Question

In a survey of a random sample of 40 people, it was found that 20 people liked chocolate ice-cream while 30 people liked vanilla. every person surveyed liked at least one flavor of ice-cream. how many people would you expect to like both flavors of ice-cream in a random sample of 200 people?

Answer

**step1** Understanding the problem

The problem describes a survey conducted with 40 people about their preferences for chocolate and vanilla ice-cream. We are told that 20 people liked chocolate, 30 people liked vanilla, and every person liked at least one flavor. Our goal is to use this information to predict how many people would like both flavors of ice-cream in a larger random sample of 200 people.

**step2** Finding the number of people who liked both flavors in the initial sample

In the initial survey, we have:
- Number of people who liked chocolate ice-cream = 20
- Number of people who liked vanilla ice-cream = 30
If we add the number of people who liked chocolate and the number of people who liked vanilla, we get:
$$ 20 + 30 = 50 $$
However, the total number of people surveyed was only 40. This means that some people were counted twice because they liked both flavors. The difference between the sum (50) and the total number of people surveyed (40) tells us how many people liked both flavors:
$$ 50 - 40 = 10 $$
So, 10 people in the initial sample of 40 liked both chocolate and vanilla ice-cream.
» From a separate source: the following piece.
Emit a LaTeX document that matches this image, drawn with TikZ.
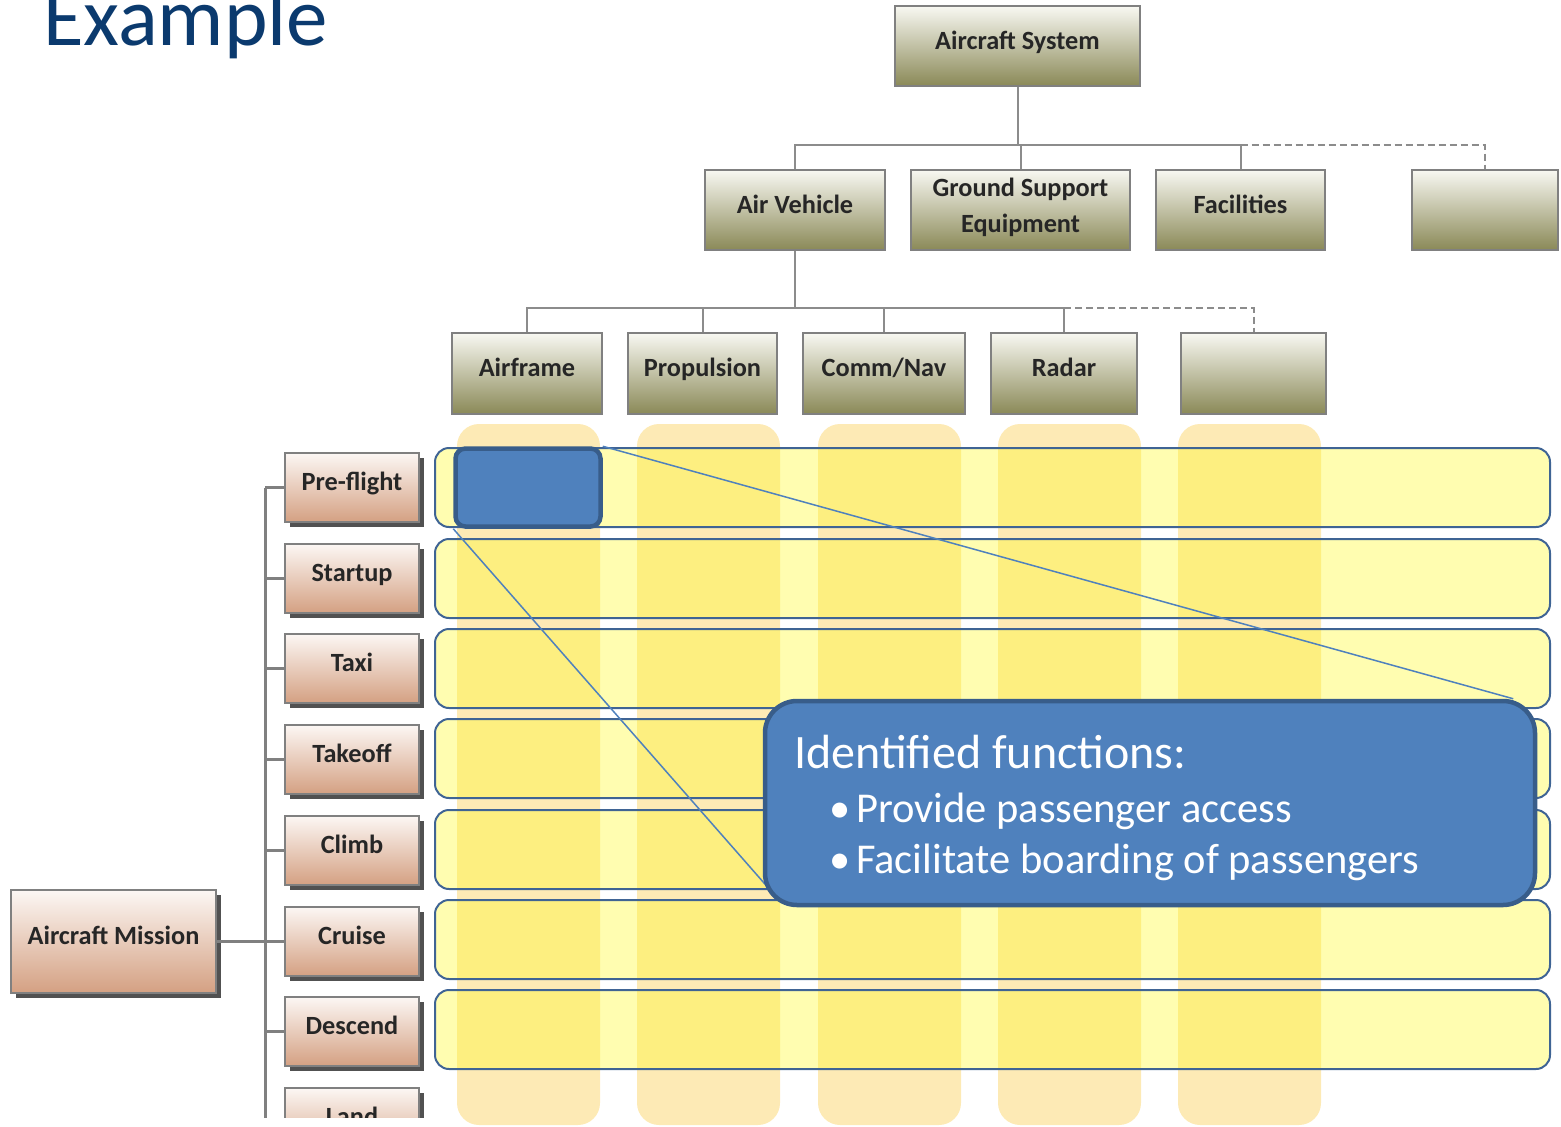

**step3** Calculating the scaling factor for the new sample size

We need to predict the number of people who like both flavors in a larger sample of 200 people.
The initial sample size was 40 people. The new sample size is 200 people.
To find out how many times larger the new sample is compared to the initial sample, we divide the new sample size by the initial sample size:
$$ 200 \div 40 = 5 $$
This means the new sample of 200 people is 5 times larger than the initial sample of 40 people.

**step4** Predicting the number of people who would like both flavors in the larger sample

Since the new sample is 5 times larger, and assuming the proportion of people who like both flavors remains consistent across samples, we will multiply the number of people who liked both flavors in the initial sample by this scaling factor.
From Step 2, we found that 10 people liked both flavors in the initial sample.
From Step 3, the scaling factor is 5.
Therefore, the expected number of people who would like both flavors in a random sample of 200 people is:
$$ 10 \times 5 = 50 $$
You would expect 50 people to like both flavors of ice-cream in a random sample of 200 people.